HipHop PHP - Nifty Trick?  - pauljonas
http://toys.lerdorf.com/archives/53-HipHop-PHP-Nifty-Trick.html
======
pauljonas
Rasmus writes:

> The "nifty trick" part of that seems to have become the story, and them
> injecting a "just" in front it of it makes it sound more derogatory. Anyone
> who knows me knows that I am a big fan of nifty tricks that solve the
> problem. When I first heard about the Facebook effort I was assuming they
> were writing a JIT based on LLVM V8 or something along those lines. Writing
> a good JIT is hard. Doing static code analysis and generating compilable C++
> from it is indeed a nifty trick.

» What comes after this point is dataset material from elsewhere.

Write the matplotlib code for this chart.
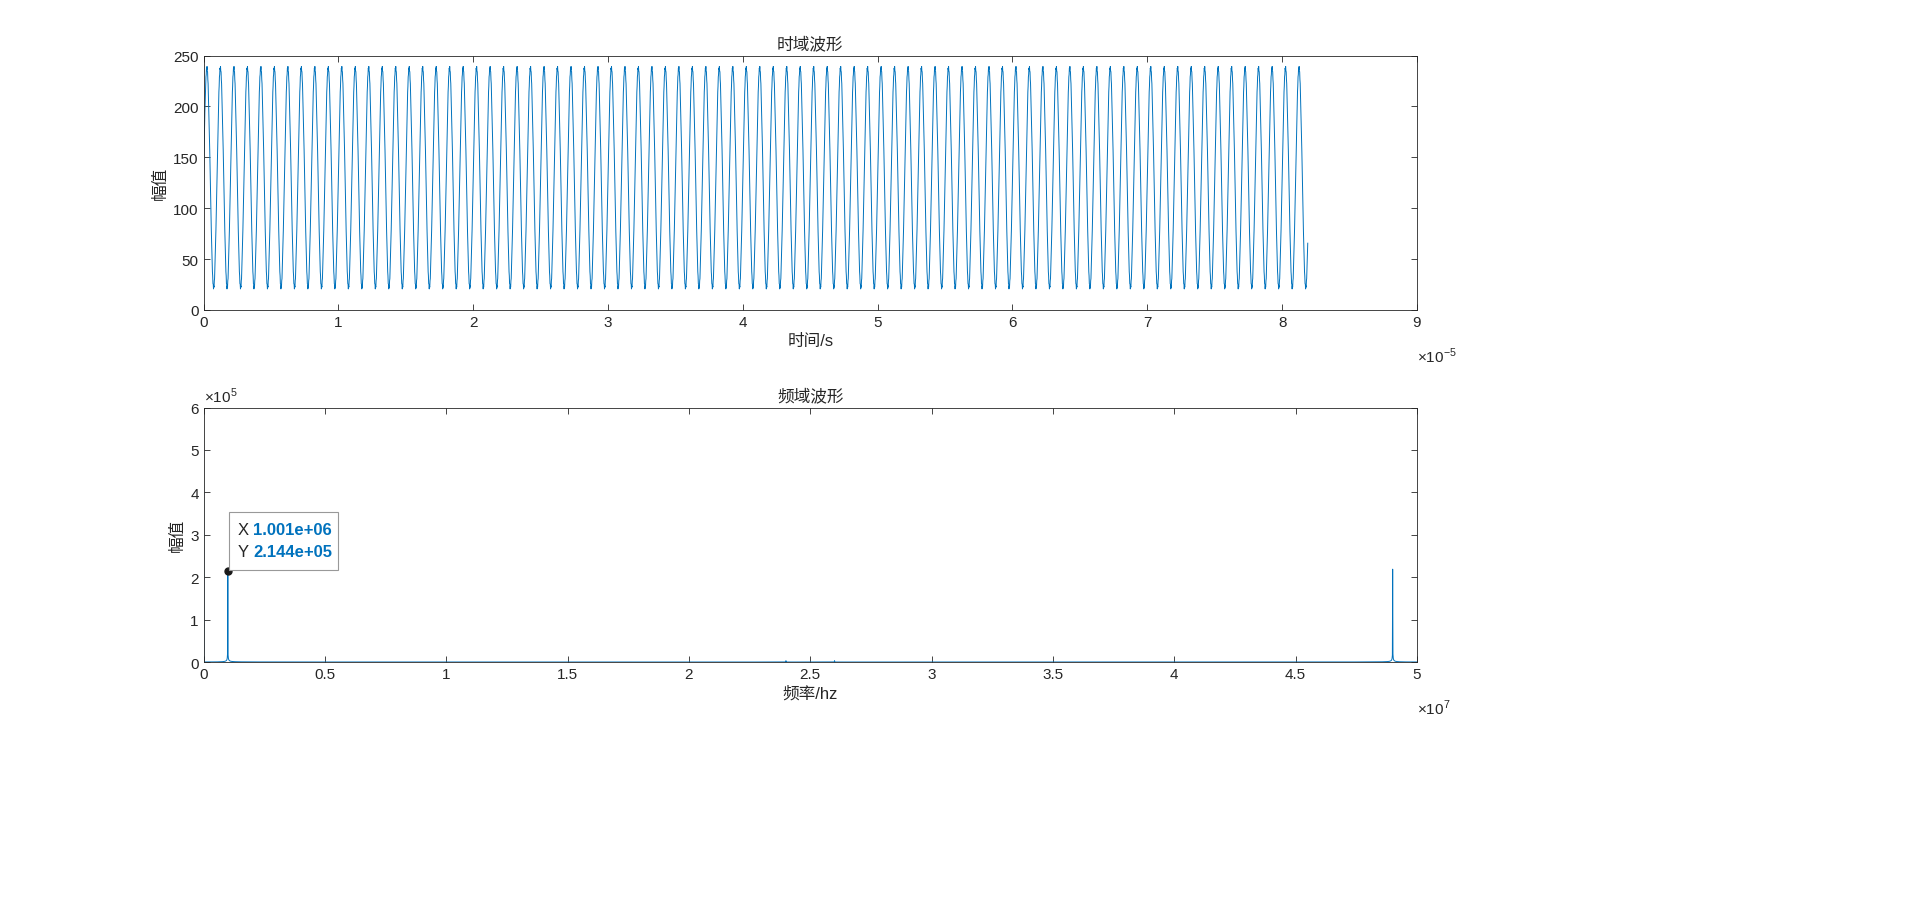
import numpy as np
import matplotlib.pyplot as plt
from matplotlib.patches import Rectangle

plt.rcParams['font.family'] = ['Liberation Sans', 'Noto Sans CJK SC', 'DejaVu Sans']
plt.rcParams['font.size'] = 11
plt.rcParams['mathtext.fontset'] = 'custom'
plt.rcParams['mathtext.rm'] = 'Liberation Sans'

# signal parameters
fs = 5e7            # sample rate, Hz
n_samples = 4096
tone_freq = 1.0e6   # main tone, Hz
tone_amp = 108.0
dc_offset = 130.0
spur_freq = 2.4e7   # small spur visible in the spectrum
spur_amp = 1.5

titles = ['时域波形', '频域波形']
xlabels = ['时间/s', '频率/hz']
ylabel = '幅值'
time_ticks = [0, 1, 2, 3, 4, 5, 6, 7, 8, 9]          # x 1e-5
freq_ticks = [0, 0.5, 1, 1.5, 2, 2.5, 3, 3.5, 4, 4.5, 5]  # x 1e7
amp_ticks = [0, 1, 2, 3, 4, 5, 6]                    # x 1e5
cursor_x = 1.001e6
cursor_y = 2.144e5

t = np.arange(n_samples) / fs
sig = dc_offset + tone_amp * np.sin(2 * np.pi * tone_freq * t) \
    + spur_amp * np.sin(2 * np.pi * spur_freq * t)
spec = np.abs(np.fft.fft(sig))
freq = np.arange(n_samples) * fs / n_samples

blue = '#0072BD'
dark = '#262626'
fig = plt.figure(figsize=(19.2, 9.12), dpi=100)
ax1 = fig.add_axes((0.106, 0.659, 0.632, 0.279))
ax2 = fig.add_axes((0.106, 0.273, 0.632, 0.279))

ax1.plot(t, sig, color=blue, lw=0.7)
ax1.set_xlim(0, 9e-5)
ax1.set_ylim(0, 250)
ax1.set_xticks([v * 1e-5 for v in time_ticks])
ax1.set_xticklabels([f'{v:g}' for v in time_ticks])
ax1.text(1.0, -0.14, r'$\times10^{-5}$', transform=ax1.transAxes,
         ha='left', va='top', fontsize=11, color=dark)

ax2.plot(freq, spec, color=blue, lw=0.7)
ax2.set_xlim(0, 5e7)
ax2.set_ylim(0, 6e5)
ax2.set_xticks([v * 1e7 for v in freq_ticks])
ax2.set_xticklabels([f'{v:g}' for v in freq_ticks])
ax2.set_yticks([v * 1e5 for v in amp_ticks])
ax2.set_yticklabels([f'{v:g}' for v in amp_ticks])
ax2.text(1.0, -0.14, r'$\times10^{7}$', transform=ax2.transAxes,
         ha='left', va='top', fontsize=11, color=dark)
ax2.text(0.0, 1.01, r'$\times10^{5}$', transform=ax2.transAxes,
         ha='left', va='bottom', fontsize=11, color=dark)

# data cursor
ax2.plot([cursor_x], [cursor_y], 'o', color='#1a1a1a', ms=5, zorder=5)
ax2.add_patch(Rectangle((0.021, 0.36), 0.09, 0.23, transform=ax2.transAxes,
                        fc='white', ec='#999999', lw=0.8, zorder=6))
for ypos, lab, val in [(0.52, 'X', '1.001e+06'), (0.435, 'Y', '2.144e+05')]:
    ax2.text(0.028, ypos, lab, transform=ax2.transAxes, color=dark,
             fontsize=12, va='center', zorder=7)
    ax2.text(0.041, ypos, val, transform=ax2.transAxes, color=blue,
             fontsize=12, fontweight='bold', va='center', zorder=7)

for ax, title, xl in zip((ax1, ax2), titles, xlabels):
    ax.set_title(title, fontsize=12, color=dark, pad=5)
    ax.set_xlabel(xl, fontsize=12, color=dark, labelpad=3)
    ax.set_ylabel(ylabel, fontsize=12, color=dark, labelpad=4)
    ax.tick_params(direction='in', top=True, right=True, labelsize=11,
                   colors=dark, length=4, width=0.6)
    for s in ax.spines.values():
        s.set_color(dark)
        s.set_linewidth(0.6)

fig.savefig('out.png', dpi=100, facecolor='white')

It's not "just" a nifty trick, it is a cool
> trick that takes advantage of a number of characteristics of PHP. The main
> one being that you can't overload PHP functions. strlen() is always strlen,
> for example. In Python, this would be harder because you can overload
> everything.

> I also noted that most sites on the Web have a lot of lower hanging fruit
> that would provide a much bigger performance improvement, if fixed, than
> doubling the speed of the PHP execution phase. The ReadWriteWeb site, for
> example, needs 160 separate HTTP requests and 41 distinct DNS lookups to
> load the front page. And once you get beyond the frontend inefficiencies you
> usually find Database issues, inefficient system call issues and general
> architecture problems that again aren't solved by speeding up PHP execution.